Question

Simplify (7m^3+14m^2-21m)÷7m

Answer

**step1** Understanding the Problem

The problem asks us to simplify a mathematical expression: $$(7m^3+14m^2-21m) \div 7m$$. This means we need to divide a longer expression by a shorter one. It's like having a total quantity made of different parts and wanting to find out what each part becomes when divided by a common factor.

**step2** Applying the Distributive Property of Division

When we divide a sum or a difference of numbers by another number, we can divide each number in the sum or difference separately. For example, if we had $$(10+5) \div 5$$, we could calculate $$(10 \div 5) + (5 \div 5)$$ which is $$2 + 1 = 3$$. We will apply this same idea to our problem. We will divide each term inside the parentheses ($$7m^3$$, $$14m^2$$, and $$-21m$$) by $$7m$$ separately.

**step3** Dividing the First Term

Let's divide the first term, $$7m^3$$, by $$7m$$.
We can think of $$7m^3$$ as $$7 \times m \times m \times m$$.
We are dividing this by $$7m$$, which is $$7 \times m$$.
When we divide $$7 \times m \times m \times m$$ by $$7 \times m$$:
First, divide the numbers: $$7 \div 7 = 1$$.
Next, consider the 'm' parts: We have three 'm's multiplied together ($$m \times m \times m$$) and we are dividing by one 'm'. One of the 'm's from the top is divided by the 'm' from the bottom, which means they cancel each other out ($$m \div m = 1$$), leaving two 'm's multiplied together ($$m \times m$$).
So, $$7m^3 \div 7m$$ simplifies to $$1 \times m \times m$$, which we write as $$m^2$$.

**step4** Dividing the Second Term

Now, let's divide the second term, $$14m^2$$, by $$7m$$.
We can think of $$14m^2$$ as $$14 \times m \times m$$.
We are dividing this by $$7m$$, which is $$7 \times m$$.
First, divide the numbers: $$14 \div 7 = 2$$.
Next, consider the 'm' parts: We have two 'm's multiplied together ($$m \times m$$) and we are dividing by one 'm'. One of the 'm's from the top is divided by the 'm' from the bottom, leaving one 'm' ($$m \div m = 1$$).
So, $$14m^2 \div 7m$$ simplifies to $$2 \times m$$, which we write as $$2m$$.
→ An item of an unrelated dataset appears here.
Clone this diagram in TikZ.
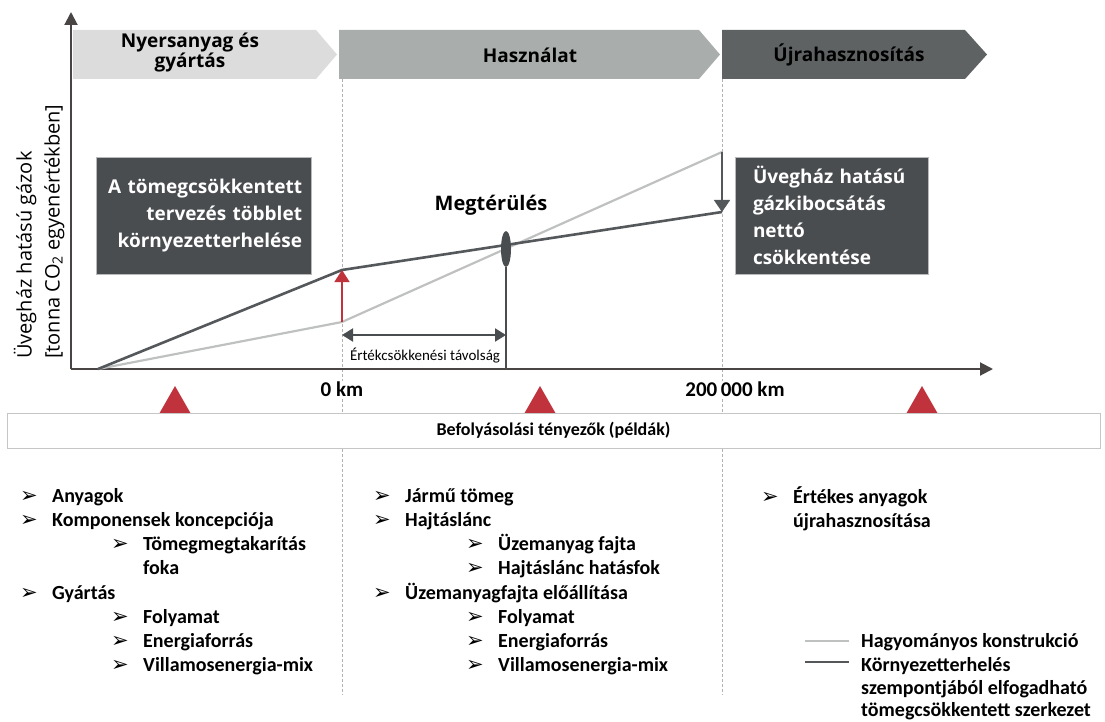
\documentclass[tikz,border=0pt]{standalone}
\usepackage{fontspec}
\setmainfont{Carlito}
\newfontfamily\opensans{Open Sans}
\newfontfamily\symbfont{DejaVu Sans}
\usetikzlibrary{arrows.meta,shapes.geometric}
\definecolor{phaseA}{HTML}{DCDCDC}
\definecolor{phaseB}{HTML}{A9ADAC}
\definecolor{phaseC}{HTML}{5F6262}
\definecolor{boxgray}{HTML}{4A4D50}
\definecolor{convgray}{HTML}{BFC1C1}
\definecolor{lightgray}{HTML}{55585B}
\definecolor{warnred}{HTML}{C0323C}
\definecolor{axisgray}{HTML}{4A4545}
\newcommand{\bul}{\makebox[32pt][l]{\symbfont\fontsize{21}{21}\selectfont ➢}}
\begin{document}
\begin{tikzpicture}[x=1pt, y=-1pt,
    phase/.style={font=\opensans\bfseries\fontsize{19}{20}\selectfont, align=center, inner sep=0pt},
    darkbox/.style={fill=boxgray, draw=gray!55, text=white, font=\opensans\bfseries\fontsize{19}{27}\selectfont, minimum height=117pt, inner sep=0pt},
    listtext/.style={anchor=base west, inner sep=0pt, font=\bfseries\fontsize{20}{24}\selectfont},
    km/.style={fill=white, inner sep=1pt, font=\bfseries\fontsize{21}{22}\selectfont},
    axis/.style={draw=axisgray, line width=2pt, -{Triangle[width=13pt,length=13pt]}},
    guide/.style={draw=gray!60, line width=0.8pt, dash pattern=on 3pt off 2pt},
    convline/.style={draw=convgray, line width=2.2pt},
    lightline/.style={draw=lightgray, line width=2.6pt},
    redarrow/.style={draw=warnred, line width=1.6pt, -{Triangle[width=15pt,length=12pt]}},
    grayarrow/.style={draw=lightgray, line width=1.6pt, -{Triangle[width=16pt,length=12pt]}},
    distarrow/.style={draw=boxgray, line width=2pt, {Triangle[width=13pt,length=11pt]}-{Triangle[width=13pt,length=11pt]}}]
\useasboundingbox (0,0) rectangle (1105,722);

\fill[phaseA] (73,30) -- (316,30) -- (337,54.5) -- (316,79) -- (73,79) -- cycle;
\fill[phaseB] (339,30) -- (699,30) -- (720,54.5) -- (699,79) -- (339,79) -- cycle;
\fill[phaseC] (722,30) -- (965,30) -- (987,54.5) -- (965,79) -- (722,79) -- cycle;
\node[phase] (ph1) at (190,53) {Nyersanyag és\\gyártás};
\node[phase] (ph2) at (530,55) {Használat};
\node[phase] (ph3) at (849,55) {Újrahasznosítás};

\coordinate (zeroTop) at (342,79);
\coordinate (zeroBot) at (342,695);
\coordinate (endTop) at (722,79);
\coordinate (endBot) at (722,695);
\draw[guide] (zeroTop) -- (zeroBot);
\draw[guide] (endTop) -- (endBot);

\coordinate (origin) at (71,369);
\coordinate (yEnd) at (71,12);
\coordinate (xEnd) at (993,369);
\draw[axis] (origin) -- (yEnd);
\draw[axis] (origin) -- (xEnd);
\node[rotate=90, anchor=west, align=left, inner sep=0pt, font=\opensans\fontsize{20}{28}\selectfont] (ylabel) at (39,359)
    {Üvegház hatású gázok\\{[}tonna CO\textsubscript{2} egyenértékben{]}};

\node[darkbox, minimum width=215pt, text width=197pt, align=right] (extra) at (203.5,215.5)
    {A tömegcsökkentett\\tervezés többlet\\környezetterhelése};
\node[darkbox, minimum width=193pt, text width=157pt, align=left] (net) at (831.5,215.5)
    {Üvegház hatású\\gázkibocsátás\\nettó\\csökkentése};

\coordinate (start) at (98,369);
\coordinate (convK) at (342,322);
\coordinate (lightK) at (342,270);
\coordinate (convE) at (722,152);
\coordinate (lightE) at (722,212);
\draw[convline] (start) -- (convK) -- (convE);
\draw[lightline] (start) -- (lightK) -- (lightE);
\draw[redarrow] (convK) -- (lightK);
\draw[grayarrow] (convE) -- (lightE);

\node[ellipse, fill=boxgray, minimum width=10pt, minimum height=36pt, inner sep=0pt] (payback) at (506,249) {};
\node[font=\opensans\bfseries\fontsize{20}{22}\selectfont, inner sep=0pt] (paybackLbl) at (491,205) {Megtérülés};
\coordinate (paybackFoot) at (506,369);
\draw[draw=boxgray, line width=1.2pt] (payback.south) -- (paybackFoot);
\coordinate (distA) at (342,335);
\coordinate (distB) at (506,335);
\draw[distarrow] (distA) -- (distB);
\node[font=\fontsize{15}{16}\selectfont, inner sep=0pt] (distLbl) at (425,356) {Értékcsökkenési távolság};

\node[km] (zeroKm) at (342,389) {0 km};
\node[km] (farKm) at (735,389) {200\,000 km};

\fill[warnred] (159,414) -- (175,386) -- (191,414) -- cycle;
\fill[warnred] (524,414) -- (540,386) -- (556,414) -- cycle;
\fill[warnred] (906,414) -- (922,386) -- (938,414) -- cycle;
\node[draw=gray!45, fill=white, minimum width=1093pt, minimum height=35pt, inner sep=0pt,
    font=\bfseries\fontsize{18}{20}\selectfont] (factors) at (553.5,430.5) {Befolyásolási tényezők (példák)};

\node[listtext] (a1) at (20,502) {\bul Anyagok};
\node[listtext] (a2) at (20,526) {\bul Komponensek koncepciója};
\node[listtext] (a3) at (111,550) {\bul Tömegmegtakarítás};
\node[listtext] (a4) at (143,574) {foka};
\node[listtext] (a5) at (20,599) {\bul Gyártás};
\node[listtext] (a6) at (111,623) {\bul Folyamat};
\node[listtext] (a7) at (111,647) {\bul Energiaforrás};
\node[listtext] (a8) at (111,671) {\bul Villamosenergia-mix};

\node[listtext] (b1) at (373,502) {\bul Jármű tömeg};
\node[listtext] (b2) at (373,526) {\bul Hajtáslánc};
\node[listtext] (b3) at (466,550) {\bul Üzemanyag fajta};
\node[listtext] (b4) at (466,574) {\bul Hajtáslánc hatásfok};
\node[listtext] (b5) at (373,599) {\bul Üzemanyagfajta előállítása};
\node[listtext] (b6) at (466,623) {\bul Folyamat};
\node[listtext] (b7) at (466,647) {\bul Energiaforrás};
\node[listtext] (b8) at (466,671) {\bul Villamosenergia-mix};

\node[listtext] (c1) at (761,503) {\bul Értékes anyagok};
\node[listtext] (c2) at (793,527) {újrahasznosítása};

\node[listtext] (legConv) at (861,647) {Hagyományos konstrukció};
\node[listtext] (legLight) at (861,671) {Környezetterhelés};
\node[listtext] (legLight2) at (861,694) {szempontjából elfogadható};
\node[listtext] (legLight3) at (861,716) {tömegcsökkentett szerkezet};
\coordinate (legConvEnd) at (805,641);
\coordinate (legLightEnd) at (805,662);
\draw[convline] (legConvEnd) -- (849,641);
\draw[lightline] (legLightEnd) -- (849,662);
\end{tikzpicture}
\end{document}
**step5** Dividing the Third Term

Next, let's divide the third term, $$-21m$$, by $$7m$$.
We can think of $$-21m$$ as $$-21 \times m$$.
We are dividing this by $$7m$$, which is $$7 \times m$$.
First, divide the numbers: $$-21 \div 7 = -3$$.
Next, consider the 'm' parts: We have one 'm' and we are dividing by one 'm'. When any quantity is divided by itself, the result is $$1$$. So, $$m \div m = 1$$.
So, $$-21m \div 7m$$ simplifies to $$-3 \times 1$$, which is $$-3$$.

**step6** Combining the Simplified Terms

Finally, we combine the results from dividing each term:
From the first term, we got $$m^2$$.
From the second term, we got $$2m$$.
From the third term, we got $$-3$$.
Putting these together, the simplified expression is $$m^2 + 2m - 3$$.